Ruth Hamilton had a rude awakening earlier this month when a large meteorite plunged from space, through her roof and landed in her bed.

The resident of Golden, British Columbia, woke up to the sound of a crash and her dog barking.

"I've never been so scared in my life," Hamilton, 66, told the Canadian Press of the Oct. 3 incident that occurred about 11:35 p.m. "I wasn't sure what to do so I called 911 and, when I was speaking with the operator, I flipped over my pillow and saw that a rock had slipped between two pillows."

"I didn't feel it," she told CTV News in Vancouver. "It never touched me. I had debris on my face from the drywall, but not a single scratch."

A police officer arrived on the scene, but suspected the object that landed in Hamilton's bed was from a nearby construction site.

"He called the [construction site] and they said they hadn't done a blast but that they had seen an explosion in the sky and, right then and there, we realized it was a meteorite," she told the Canadian Press.

It turns out that the 2.8-pound space rock, about the size of a small cabbage, was part of a meteor shower identified by Alan Hildebrand, a planetary scientist in the Department of Geoscience at the University of Calgary, and his colleagues.
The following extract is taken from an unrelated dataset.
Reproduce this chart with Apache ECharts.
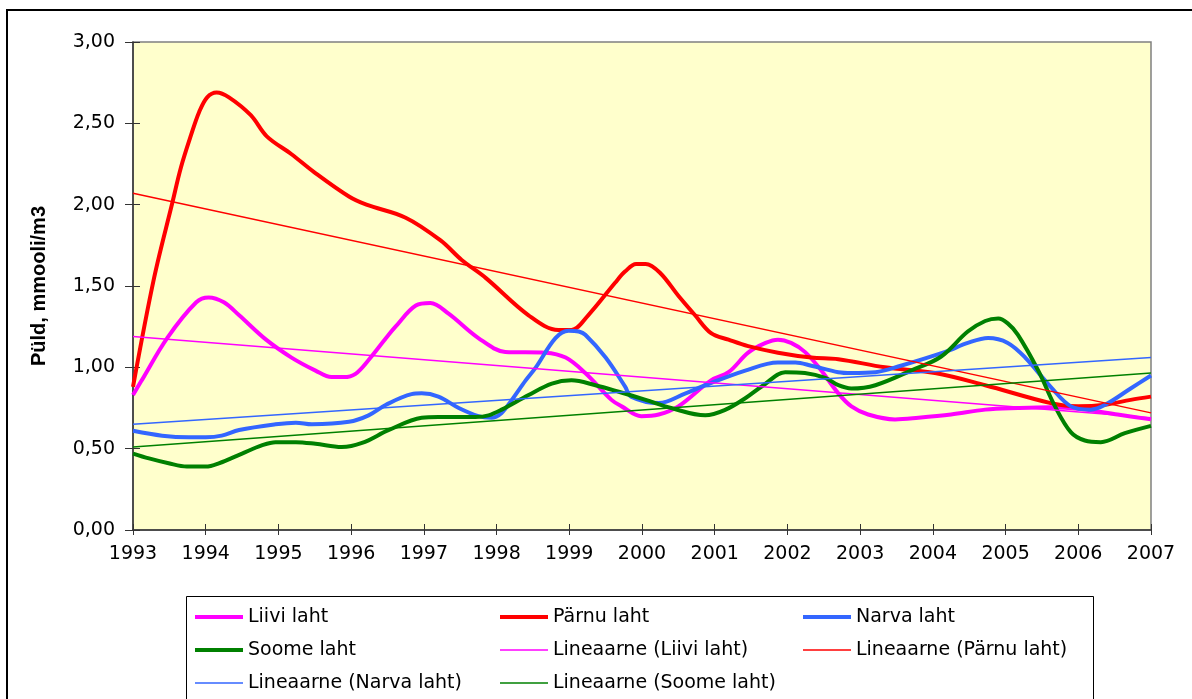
<!DOCTYPE html>
<html>
<head>
<meta charset="utf-8">
<script src="https://cdn.jsdelivr.net/npm/echarts@6/dist/echarts.min.js"></script>
<style>
    html, body { margin: 0; padding: 0; background: #fff; }
    #main { width: 1192px; height: 699px; }
</style>
</head>
<body>
<div id="main"></div>
<script>
// andmed: [aasta, väärtus]
var liivi = [[1993.0,0.83],[1993.12,0.92],[1993.47,1.18],[1993.87,1.40],[1994.04,1.43],[1994.25,1.40],[1994.46,1.32],[1994.83,1.17],[1995.18,1.06],[1995.51,0.98],[1995.73,0.94],[1995.9,0.94],[1996.06,0.96],[1996.24,1.045],[1996.48,1.18],[1996.61,1.25],[1996.89,1.38],[1997.09,1.395],[1997.34,1.33],[1997.75,1.18],[1998.12,1.095],[1998.67,1.09],[1998.95,1.06],[1999.22,0.965],[1999.58,0.80],[1999.72,0.76],[1999.99,0.70],[2000.23,0.71],[2000.5,0.76],[2000.95,0.92],[2001.19,0.97],[2001.46,1.09],[2001.7,1.15],[2001.87,1.17],[2002.05,1.15],[2002.24,1.095],[2002.45,0.99],[2002.7,0.84],[2002.88,0.76],[2003.11,0.71],[2003.48,0.68],[2003.8,0.69],[2004.25,0.71],[2004.72,0.74],[2005.17,0.75],[2005.62,0.755],[2006.09,0.74],[2006.54,0.71],[2007.0,0.68]]
var parnu = [[1993.0,0.88],[1993.29,1.55],[1993.54,2.01],[1993.66,2.23],[1993.8,2.43],[1993.91,2.57],[1994.02,2.66],[1994.15,2.69],[1994.32,2.66],[1994.62,2.55],[1994.84,2.42],[1995.18,2.31],[1995.49,2.20],[1995.97,2.05],[1996.21,2.00],[1996.75,1.92],[1997.23,1.78],[1997.52,1.66],[1997.85,1.55],[1998.44,1.32],[1998.85,1.23],[1999.03,1.23],[1999.26,1.32],[1999.63,1.52],[1999.77,1.59],[1999.92,1.635],[2000.05,1.635],[2000.25,1.58],[2000.5,1.44],[2000.73,1.32],[2000.95,1.21],[2001.19,1.17],[2001.46,1.13],[2001.87,1.09],[2002.33,1.06],[2002.7,1.05],[2003.34,1.00],[2004.03,0.965],[2004.72,0.89],[2005.62,0.78],[2006.0,0.76],[2006.37,0.77],[2006.72,0.80],[2007.0,0.82]]
var narva = [[1993.0,0.61],[1993.4,0.58],[1993.77,0.57],[1994.0,0.57],[1994.22,0.58],[1994.46,0.615],[1994.96,0.65],[1995.24,0.66],[1995.46,0.65],[1995.97,0.665],[1996.24,0.705],[1996.48,0.77],[1996.83,0.835],[1996.97,0.84],[1997.2,0.82],[1997.48,0.75],[1997.75,0.70],[1997.93,0.69],[1998.07,0.72],[1998.21,0.80],[1998.4,0.92],[1998.54,1.00],[1998.81,1.18],[1998.99,1.225],[1999.13,1.22],[1999.22,1.20],[1999.5,1.06],[1999.77,0.88],[1999.85,0.82],[2000.23,0.78],[2000.6,0.84],[2000.87,0.89],[2001.42,0.98],[2001.87,1.03],[2002.11,1.03],[2002.33,1.01],[2002.7,0.97],[2002.88,0.965],[2003.21,0.97],[2003.56,1.01],[2004.17,1.095],[2004.48,1.15],[2004.76,1.18],[2005.03,1.15],[2005.27,1.06],[2005.62,0.88],[2005.9,0.76],[2006.17,0.74],[2006.37,0.77],[2006.72,0.87],[2007.0,0.95]]
var soome = [[1993.0,0.47],[1993.22,0.44],[1993.49,0.41],[1993.74,0.39],[1994.0,0.39],[1994.18,0.41],[1994.5,0.47],[1994.77,0.52],[1994.96,0.54],[1995.24,0.54],[1995.51,0.53],[1995.87,0.51],[1996.15,0.535],[1996.52,0.615],[1996.97,0.69],[1997.2,0.695],[1997.71,0.695],[1997.89,0.705],[1998.07,0.74],[1998.44,0.83],[1998.76,0.90],[1999.03,0.92],[1999.36,0.89],[1999.68,0.85],[2000.05,0.80],[2000.4,0.75],[2000.87,0.705],[2001.15,0.74],[2001.42,0.81],[2001.67,0.89],[2001.97,0.97],[2002.24,0.965],[2002.52,0.935],[2002.7,0.89],[2002.88,0.87],[2003.21,0.89],[2003.7,0.98],[2004.11,1.065],[2004.48,1.22],[2004.72,1.285],[2004.9,1.30],[2005.03,1.27],[2005.17,1.20],[2005.45,0.98],[2005.68,0.76],[2005.9,0.60],[2006.09,0.55],[2006.31,0.54],[2006.64,0.595],[2007.0,0.64]]
// lineaarsed trendid (algus ja lõpp)
var trendLiivi = [[1993,1.19],[2007,0.69]]
var trendParnu = [[1993,2.07],[2007,0.72]]
var trendNarva = [[1993,0.65],[2007,1.06]]
var trendSoome = [[1993,0.51],[2007,0.965]]
var yTicks = { min: 0, max: 3, step: 0.5 }

var FONT = 'DejaVu Sans'
var cMag = '#FF00FF', cRed = '#FF0000', cBlue = '#3366FF', cGreen = '#008000'

function mainLine(name, data, color) {
    return {
        name: name, type: 'line', data: data, smooth: 0.35,
        symbol: 'none', lineStyle: { color: color, width: 4 },
        itemStyle: { color: color }, z: 3
    }
}
function trendLine(name, data, color) {
    return {
        name: name, type: 'line', data: data,
        symbol: 'none', lineStyle: { color: color, width: 1.5 },
        itemStyle: { color: color }, z: 4
    }
}
// legendi kirje: paks joon põhiseeriale, peenike trendile
function li(name, thick) {
    return { name: name, itemStyle: { opacity: 0 }, lineStyle: { width: thick ? 4 : 1.5 } }
}

var legendBase = {
    orient: 'vertical', itemWidth: 48, itemHeight: 14, itemGap: 13,
    top: 602,
    itemStyle: { opacity: 0 },
    textStyle: { fontFamily: FONT, fontSize: 19, color: '#000', lineHeight: 20 },
    selectedMode: false
}

var myChart = echarts.init(document.querySelector('#main'))
var option = {
    backgroundColor: '#fff',
    animation: false,
    grid: {
        left: 133, top: 42, right: 41, bottom: 169,
        show: true, backgroundColor: '#FFFFCC', borderColor: '#808080', borderWidth: 1.5
    },
    legend: [
        Object.assign({}, legendBase, { left: 188, data: [li('Liivi laht', true), li('Soome laht', true), li('Lineaarne (Narva laht)', false)] }),
        Object.assign({}, legendBase, { left: 493, data: [li('Pärnu laht', true), li('Lineaarne (Liivi laht)', false), li('Lineaarne (Soome laht)', false)] }),
        Object.assign({}, legendBase, { left: 796, data: [li('Narva laht', true), li('Lineaarne (Pärnu laht)', false)] })
    ],
    xAxis: [{
        type: 'value', min: 1993, max: 2007, interval: 1,
        axisLine: { show: true, lineStyle: { color: '#333', width: 1.5 } },
        axisTick: { show: true, length: 5, lineStyle: { color: '#333' } },
        axisLabel: { fontFamily: FONT, fontSize: 19, color: '#000', margin: 15, formatter: function (v) { return String(v) } },
        splitLine: { show: false }
    }, {
        // ristuvad kriipsud
        type: 'value', min: 1993, max: 2007, interval: 1, position: 'bottom',
        axisLine: { show: false },
        axisTick: { show: true, inside: true, length: 6, lineStyle: { color: '#333' } },
        axisLabel: { show: false }, splitLine: { show: false }
    }],
    yAxis: [{
        type: 'value', min: yTicks.min, max: yTicks.max, interval: yTicks.step,
        name: 'Püld, mmooli/m3', nameLocation: 'middle', nameGap: 84,
        nameTextStyle: { fontFamily: 'Liberation Sans', fontWeight: 'bold', fontSize: 20, color: '#000' },
        axisLine: { show: true, lineStyle: { color: '#333', width: 1.5 } },
        axisTick: { show: true, length: 8, lineStyle: { color: '#333' } },
        axisLabel: { fontFamily: FONT, fontSize: 19, color: '#000', margin: 18, formatter: function (v) { return v.toFixed(2).replace('.', ',') } },
        splitLine: { show: false }
    }, {
        type: 'value', min: yTicks.min, max: yTicks.max, interval: yTicks.step, position: 'left',
        axisLine: { show: false },
        axisTick: { show: true, inside: true, length: 7, lineStyle: { color: '#333' } },
        axisLabel: { show: false }, splitLine: { show: false }
    }],
    series: [
        mainLine('Liivi laht', liivi, cMag),
        mainLine('Pärnu laht', parnu, cRed),
        mainLine('Narva laht', narva, cBlue),
        mainLine('Soome laht', soome, cGreen),
        trendLine('Lineaarne (Liivi laht)', trendLiivi, cMag),
        trendLine('Lineaarne (Pärnu laht)', trendParnu, cRed),
        trendLine('Lineaarne (Narva laht)', trendNarva, cBlue),
        trendLine('Lineaarne (Soome laht)', trendSoome, cGreen)
    ],
    graphic: [
        // välimine raam
        { type: 'rect', shape: { x: 7, y: 10, width: 1210, height: 720 }, style: { fill: 'none', stroke: '#000', lineWidth: 2 }, silent: true },
        // legendi kast
        { type: 'rect', shape: { x: 186.5, y: 596.5, width: 907, height: 130 }, style: { fill: 'none', stroke: '#000', lineWidth: 1 }, silent: true }
    ]
}
myChart.setOption(option)
window.addEventListener('resize', function () {
    myChart.resize()
})
</script>
</body>
</html>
The group said the trajectory of the meteorite that hit Hamilton's house would have made it visible throughout southeastern British Columbia and central and southern Alberta.

Hamilton said she was in shock after the incident. "The odds of that happening are so small so I'm pretty grateful to be alive," she said.
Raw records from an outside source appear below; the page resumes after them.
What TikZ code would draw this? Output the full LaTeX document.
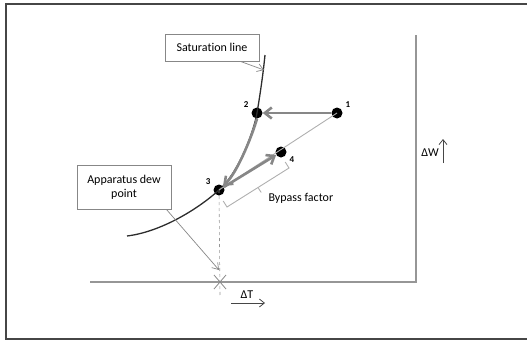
\documentclass[tikz,border=0pt]{standalone}
\usepackage{fontspec}
\setmainfont{Carlito}[Ligatures=CommonOff]
\definecolor{framegray}{RGB}{70,70,70}
\definecolor{axisgray}{RGB}{150,150,150}
\definecolor{pathgray}{RGB}{135,135,135}
\definecolor{linegray}{RGB}{175,175,175}
\definecolor{curvedark}{RGB}{45,45,45}
\usetikzlibrary{positioning,arrows.meta,calc}

\begin{document}
\begin{tikzpicture}[
    x=1pt,y=-1pt,
    callout/.style={rectangle,draw=pathgray,line width=0.8pt,fill=white,align=center,font=\fontsize{12}{14}\selectfont,inner sep=0pt},
    statept/.style={circle,fill=black,inner sep=0pt,minimum width=10pt,minimum height=11pt},
    ptlabel/.style={font=\fontsize{9}{10}\selectfont\bfseries},
    process/.style={-{Straight Barb[length=7pt,width=11pt]},line width=2.6pt,pathgray},
    pointer/.style={-{Straight Barb[length=6pt,width=8pt]},line width=0.7pt,pathgray},
    axis/.style={line width=1.8pt,axisgray},
    dirarrow/.style={-{Straight Barb[length=5pt,width=8pt]},line width=0.8pt,framegray}
]
    \useasboundingbox (0,0) rectangle (527,340);
    % outer frame
    \draw[framegray,line width=2pt] (530,4) -- (6,4) -- (6,339) -- (530,339);

    % axes
    \coordinate (origin) at (416,282);
    \draw[axis] (90,282) -- (origin) -- (416,35);

    % state points
    \node[statept] (p1) at (337,113) {};
    \node[statept] (p2) at (257,113) {};
    \node[statept] (p3) at (219,190) {};
    \node[statept] (p4) at (281,152) {};
    \node[ptlabel,above right=-2pt and 1pt of p1] {1};
    \node[ptlabel,above left=-2pt and 1pt of p2] {2};
    \node[ptlabel,above left=-2pt and 1pt of p3] {3};
    \node[ptlabel,below right=-3pt and 1pt of p4] {4};

    % dew point projection
    \coordinate (dewx) at (220,282);
    \draw[axisgray,dashed,line width=0.6pt] (p3.center) -- (220,296);
    \draw[pathgray,line width=0.8pt] ($(dewx)+(-6,-7)$) -- ($(dewx)+(6,7)$);
    \draw[pathgray,line width=0.8pt] ($(dewx)+(6,-7)$) -- ($(dewx)+(-6,7)$);

    % saturation line
    \draw[curvedark,line width=1.3pt] (265,55) .. controls (263,75) and (260,95) .. (p2.center)
        .. controls (254,131) and (238,174) .. (p3.center)
        .. controls (197,210) and (160,232) .. (127,236);

    % process lines
    \draw[linegray,line width=0.9pt] (p1.center) -- (p3.center);
    \draw[process] (p1) -- (p2);
    \draw[process] (p2.south) .. controls (253,133) and (238,172) .. (p3.north east);
    \draw[process] (p3) -- (p4);

    % bypass factor bracket
    \coordinate (bra) at (227,207);
    \coordinate (brb) at (289,168);
    \draw[linegray,line width=0.9pt] ($(bra)+(-3.8,-6)$) -- (bra) -- (brb) -- ($(brb)+(-3.8,-6)$);
    \draw[linegray,line width=0.9pt] ($(bra)!0.5!(brb)$) -- ++(3.2,5);
    \node[font=\fontsize{12}{14}\selectfont,anchor=west] (bypass) at (265,198) {Bypass factor};

    % callouts
    \node[callout,minimum width=94pt,minimum height=27pt] (satbox) at (212,47.5) {Saturation line};
    \coordinate (sattip) at (264,70);
    \draw[pointer] ([xshift=-19pt]satbox.south east) -- (sattip);

    \node[callout,minimum width=94pt,minimum height=44pt] (adpbox) at (124,187) {Apparatus dew\\point};
    \coordinate (adptip) at (219,270);
    \draw[pointer] ([xshift=-5pt]adpbox.south east) -- (adptip);

    % axis labels
    \node[font=\fontsize{12}{14}\selectfont,anchor=east,inner sep=0pt] (dw) at (439,153) {ΔW};
    \coordinate (dwtip) at (443,139);
    \draw[dirarrow] (443,163) -- (dwtip);
    \node[font=\fontsize{12}{14}\selectfont,inner sep=0pt] (dt) at (247,295) {ΔT};
    \coordinate (dttip) at (265,303);
    \draw[dirarrow] (231,303) -- (dttip);
\end{tikzpicture}
\end{document}
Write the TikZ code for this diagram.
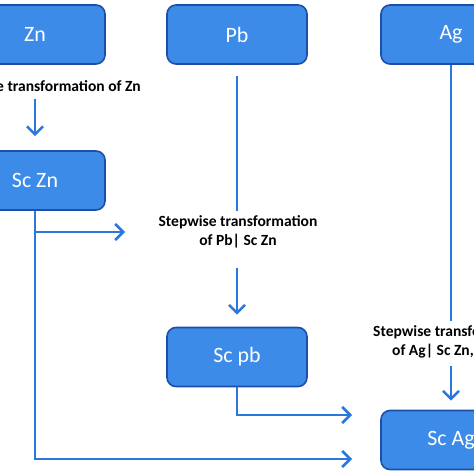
\documentclass[tikz,border=0pt]{standalone}
\usepackage{fontspec}
\setmainfont{Carlito}
\usetikzlibrary{arrows.meta}
\definecolor{boxfill}{HTML}{3D8BE8}
\definecolor{boxedge}{HTML}{1D4FA8}
\definecolor{linecol}{HTML}{2A78DD}
\begin{document}
\begin{tikzpicture}[x=1bp,y=-1bp,
  metal/.style={draw=boxedge, fill=boxfill, line width=1.6bp, rounded corners=9bp,
    minimum width=140bp, minimum height=59bp, inner sep=0pt,
    text=white, font=\fontsize{22}{24}\selectfont},
  lbl/.style={align=center, text=black, inner sep=0pt,
    font=\bfseries\fontsize{15.6}{19.5}\selectfont},
  conn/.style={draw=linecol, line width=2.6bp},
  arr/.style={conn, -{Straight Barb[length=8bp,width=16bp,line width=2.6bp]}}
]
\useasboundingbox (0,0) rectangle (474,474);
\clip (0,0) rectangle (474,474);
\fill[white] (0,0) rectangle (474,474);

\node[metal] (zn) at (35,34.5) {Zn};
\node[metal] (pb) at (237,34.5) {Pb};
\node[metal] (ag) at (451,34.5) {Ag};
\node[metal] (sczn) at (35,180.5) {Sc Zn};
\node[metal] (scpb) at (237,357) {Sc pb};
\node[metal] (scag) at (451,440) {Sc Ag};

\node[lbl, anchor=east] (l1) at (141,87) {Stepwise transformation of Zn};
\node[lbl] (l2) at (238,232) {Stepwise transformation\\of Pb| Sc Zn};
\node[lbl, align=left, anchor=west] (l3) at (373,342) {Stepwise transformation\\\hspace*{19bp}of Ag| Sc Zn, Sc pb};

\coordinate (c1) at (35,459);
\coordinate (e1) at (352,459);
\coordinate (b1) at (35,232);
\coordinate (e2) at (125,232);
\coordinate (c3) at (237,415);
\coordinate (e3) at (352,415);

\draw[arr, shorten >=14bp] (l1.south -| zn.south) ++(0,5) -- (sczn.north);
\draw[conn, shorten <=11bp, shorten >=4bp] (pb.south) -- (l2.north -| pb.south);
\draw[arr, shorten <=19bp, shorten >=12bp] (l2.south -| pb.south) -- (scpb.north);
\draw[conn, shorten >=4bp] (ag.south) -- (l3.north -| ag.south);
\draw[arr, shorten <=7bp, shorten >=9bp] (l3.south -| ag.south) -- (scag.north);
\draw[arr] (sczn.south) -- (c1) -- (e1);
\draw[arr] (b1) -- (e2);
\draw[arr] (scpb.south) -- (c3) -- (e3);
\end{tikzpicture}
\end{document}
Long odds, indeed. "The chances of a meteorite big enough to penetrate a roof and hit a bed are about one and 100 billion per year," says Peter Brown, a professor and the Canada Research Chair in planetary small bodies.

Brown is appealing to the public in and around Golden "to check their home and business security cameras" for video of the meteor as it streaked across the sky." He said that it is "vitally important in tracking the origin of this meteor, and by knowing its origin, we'll have a much better chance at telling a complete story of this incredible astronomical event."

Ruth Hamilton says she wants to keep the meteorite

After her startling experience, Hamilton handed over the meteorite to scientists to study, but told The New York Times that when they're through with it, she wants to keep it as a sort of lucky talisman.

But if she ever did decide to sell it, the meteorite might fetch a pretty hefty price, according to Mendy Ouzillou, a member of The Meteoritical Society, who also oversees several enthusiast sites on Facebook and owns Skyfall Meteorites.

Ouzillou tells NPR that a number of factors could determine how valuable a meteorite might be to collectors, but "hitting a car, going through a roof ... these meteorites do over time get a mystique about them and increase in value."

These so-called "hammer stones" that have crashed into something made by humans, are prized, he says.

What a meteorite is made out of can make a big difference, Ouzillou says.

He cautions that valuing such an object as Hamilton's sight unseen is fraught with caveats. But he says it might fetch a minimum of $40 and $100 per gram, putting it between about $50,000 and $127,000.

But, as Ouzillou notes, it doesn't seem like she's willing to part with her lucky meteorite, anyway. "Not everyone who finds a Picasso in their attic wants to sell it," he says.